The problem asks us to find an unknown number. We are given the sum of two numbers, which is $$ \frac{-4}{7}$$. We are also given one of the two numbers, which is $$ \frac{5}{21}$$. Our goal is to determine the value of the other number.

**step2** Identifying the operation

When we know the total sum of two numbers and the value of one of the numbers, we can find the other number by subtracting the known number from the total sum.
So, "the other number" = "the sum" - "one of the numbers".

**step3** Setting up the subtraction

Based on our understanding from the previous step, we need to perform the following subtraction:
The other number $$ = \frac{-4}{7} - \frac{5}{21}$$.

**step4** Finding a common denominator

To subtract fractions, they must have the same denominator. We look for the least common multiple of 7 and 21. Since 21 is a multiple of 7 ($$7 \times 3 = 21$$), the common denominator is 21.
We need to convert the first fraction, $$ \frac{-4}{7}$$, to an equivalent fraction with a denominator of 21.
To do this, we multiply both the numerator and the denominator by 3:
$$ \frac{-4}{7} = \frac{-4 \times 3}{7 \times 3} = \frac{-12}{21}$$.
Now our subtraction problem becomes:
The other number $$ = \frac{-12}{21} - \frac{5}{21}$$.
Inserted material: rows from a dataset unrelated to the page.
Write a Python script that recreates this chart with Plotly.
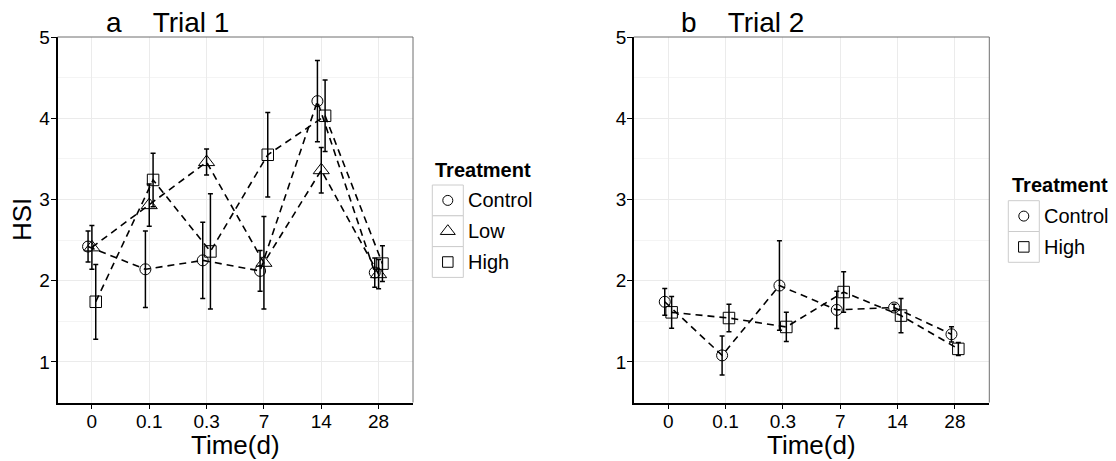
import plotly.graph_objects as go

# ---- data -------------------------------------------------------------
times = ["0", "0.1", "0.3", "7", "14", "28"]

# Trial 1 (mean HSI and error)
t1_control = [2.42, 2.14, 2.25, 2.12, 4.21, 2.10]
t1_control_err = [0.19, 0.47, 0.47, 0.25, 0.50, 0.18]
t1_low = [2.41, 2.93, 3.46, 2.22, 3.36, 2.08]
t1_low_err = [0.27, 0.26, 0.16, 0.57, 0.28, 0.18]
t1_high = [1.74, 3.24, 2.36, 3.55, 4.03, 2.21]
t1_high_err = [0.46, 0.33, 0.71, 0.52, 0.44, 0.22]

# Trial 2 (mean HSI and error)
t2_control = [1.74, 1.08, 1.94, 1.64, 1.67, 1.34]
t2_control_err = [0.165, 0.24, 0.55, 0.23, 0.04, 0.094]
t2_high = [1.61, 1.54, 1.43, 1.86, 1.57, 1.16]
t2_high_err = [0.195, 0.17, 0.18, 0.25, 0.21, 0.08]

# ---- geometry helpers (pixel -> paper) --------------------------------
W, H = 1116, 461
FONT = "Liberation Sans, Arial, Helvetica, sans-serif"


def px(x):
    return x / W


def py(y):
    return 1 - y / H


Y_DOM = [py(402.5), py(37.0)]
XA_DOM = [px(57.5), px(413.0)]
XB_DOM = [px(633.8), px(989.3)]

SYMBOLS = {"Control": "circle-open", "Low": "triangle-up-open", "High": "square-open"}
SIZES = {"Control": 11, "Low": 14, "High": 11.5}
DASH = "7px,5px"

fig = go.Figure()


def add_series(name, means, errs, offset, xref, yref):
    xs = [i + offset for i in range(len(times))]
    fig.add_trace(go.Scatter(
        x=xs, y=means, name=name, mode="lines+markers",
        xaxis=xref, yaxis=yref, showlegend=False,
        line=dict(color="black", width=1.6, dash=DASH),
        marker=dict(symbol=SYMBOLS[name], size=SIZES[name],
                    color="black", line=dict(color="black", width=1)),
        error_y=dict(type="data", array=errs, visible=True,
                     color="black", thickness=1.5, width=2.5),
        cliponaxis=False,
    ))


# Trial 1: three treatments dodged around each time point
add_series("Control", t1_control, t1_control_err, -0.067, "x", "y")
add_series("Low", t1_low, t1_low_err, 0.0, "x", "y")
add_series("High", t1_high, t1_high_err, 0.067, "x", "y")

# Trial 2: two treatments
add_series("Control", t2_control, t2_control_err, -0.06, "x2", "y2")
add_series("High", t2_high, t2_high_err, 0.06, "x2", "y2")

# ---- legends drawn on a full-figure pixel axis -----------------------
legend_specs = [
    dict(box_x0=432.3, title_x=433.0, title_y=170.0, row0=185.0,
         names=["Control", "Low", "High"]),
    dict(box_x0=1008.3, title_x=1009.5, title_y=185.5, row0=200.7,
         names=["Control", "High"]),
]
KEY_W, KEY_H = 31.0, 30.8

shapes = []
annotations = []
for spec in legend_specs:
    annotations.append(dict(
        text="<b>Treatment</b>", x=px(spec["title_x"]), y=py(spec["title_y"]),
        xref="paper", yref="paper", xanchor="left", yanchor="middle",
        showarrow=False, font=dict(family=FONT, size=20, color="black")))
    for k, name in enumerate(spec["names"]):
        top = spec["row0"] + k * KEY_H
        shapes.append(dict(
            type="rect", xref="paper", yref="paper",
            x0=px(spec["box_x0"]), x1=px(spec["box_x0"] + KEY_W),
            y0=py(top + KEY_H), y1=py(top),
            line=dict(color="#CCCCCC", width=1), fillcolor="white",
            layer="below"))
        cx, cy = spec["box_x0"] + KEY_W / 2, top + KEY_H / 2
        fig.add_trace(go.Scatter(
            x=[cx], y=[cy], mode="markers", xaxis="x3", yaxis="y3",
            showlegend=False, hoverinfo="skip",
            marker=dict(symbol=SYMBOLS[name], size=SIZES[name] - 1,
                        color="black", line=dict(color="black", width=1))))
        annotations.append(dict(
            text=name, x=px(spec["box_x0"] + KEY_W + 3), y=py(cy),
            xref="paper", yref="paper", xanchor="left", yanchor="middle",
            showarrow=False, font=dict(family=FONT, size=20, color="black")))

# panel titles
annotations.append(dict(
    text="a\u00a0\u00a0\u00a0\u00a0Trial 1", x=px(103.5), y=py(22.5),
    xref="paper", yref="paper", xanchor="left", yanchor="middle",
    showarrow=False, font=dict(family=FONT, size=28, color="black")))
annotations.append(dict(
    text="b\u00a0\u00a0\u00a0\u00a0Trial 2", x=px(679.0), y=py(22.5),
    xref="paper", yref="paper", xanchor="left", yanchor="middle",
    showarrow=False, font=dict(family=FONT, size=28, color="black")))

# axis titles
for x0, x1 in (XA_DOM, XB_DOM):
    annotations.append(dict(
        text="Time(d)", x=(x0 + x1) / 2, y=py(444.5),
        xref="paper", yref="paper", xanchor="center", yanchor="middle",
        showarrow=False, font=dict(family=FONT, size=26, color="black")))
annotations.append(dict(
    text="HSI", x=px(22.0), y=py(220.0), textangle=-90,
    xref="paper", yref="paper", xanchor="center", yanchor="middle",
    showarrow=False, font=dict(family=FONT, size=26, color="black")))

# grey top/right panel borders
for xd in ("x", "x2"):
    yd = "y" if xd == "x" else "y2"
    for (a0, b0, a1, b1) in ((0, 1, 1, 1), (1, 0, 1, 1)):
        shapes.append(dict(
            type="line", xref=f"{xd} domain", yref=f"{yd} domain",
            x0=a0, y0=b0, x1=a1, y1=b1,
            line=dict(color="#6E6E6E", width=1)))

x_common = dict(
    range=[-0.6, 5.6], tickmode="array", tickvals=list(range(len(times))),
    ticktext=times, showgrid=True, gridcolor="#EBEBEB", gridwidth=1,
    zeroline=False, showline=True, linecolor="black", linewidth=1.5,
    ticks="outside", ticklen=5, tickwidth=1.2, tickcolor="black",
    ticklabelstandoff=-4,
    tickfont=dict(family=FONT, size=19, color="black"), fixedrange=True,
    automargin=False)
y_common = dict(
    range=[0.5, 5.0], tick0=0, dtick=1, showgrid=True, gridcolor="#EBEBEB",
    gridwidth=1, zeroline=False, showline=True, linecolor="black",
    linewidth=1.5, ticks="outside", ticklen=5, tickwidth=1.2,
    tickcolor="black", ticklabelstandoff=-3,
    tickfont=dict(family=FONT, size=19, color="black"),
    minor=dict(dtick=0.5, tick0=0, showgrid=True, gridcolor="#F4F4F4",
               gridwidth=1, ticks=""),
    fixedrange=True, automargin=False)

fig.update_layout(
    width=W, height=H,
    margin=dict(l=0, r=0, t=0, b=0, pad=0, autoexpand=False),
    paper_bgcolor="white", plot_bgcolor="rgba(0,0,0,0)",
    showlegend=False,
    xaxis=dict(domain=XA_DOM, anchor="y", **x_common),
    yaxis=dict(domain=Y_DOM, anchor="x", **y_common),
    xaxis2=dict(domain=XB_DOM, anchor="y2", **x_common),
    yaxis2=dict(domain=Y_DOM, anchor="x2", **y_common),
    xaxis3=dict(domain=[0, 1], range=[0, W], visible=False, anchor="y3",
                fixedrange=True, automargin=False),
    yaxis3=dict(domain=[0, 1], range=[H, 0], visible=False, anchor="x3",
                fixedrange=True, automargin=False),
    shapes=shapes, annotations=annotations,
)

fig.write_html("out.html", config={"displayModeBar": False})
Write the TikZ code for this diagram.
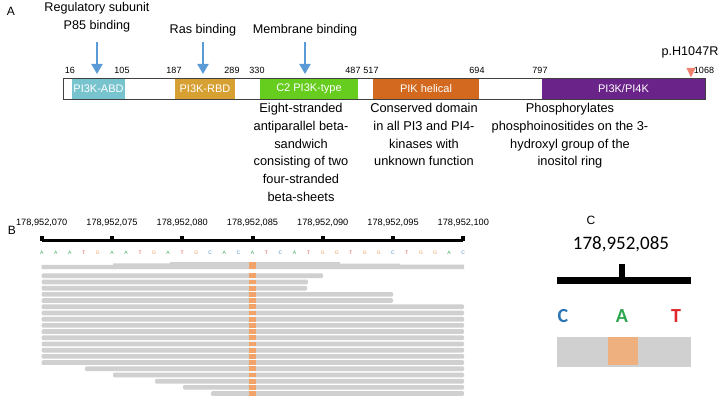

**step5** Performing the subtraction

Now that both fractions have the same denominator, we can subtract their numerators while keeping the denominator the same:
The other number $$ = \frac{-12 - 5}{21}$$.
$$ -12 - 5 $$ is equal to $$ -17$$.
So, the other number $$ = \frac{-17}{21}$$.

**step6** Stating the answer

The other number is $$ \frac{-17}{21}$$.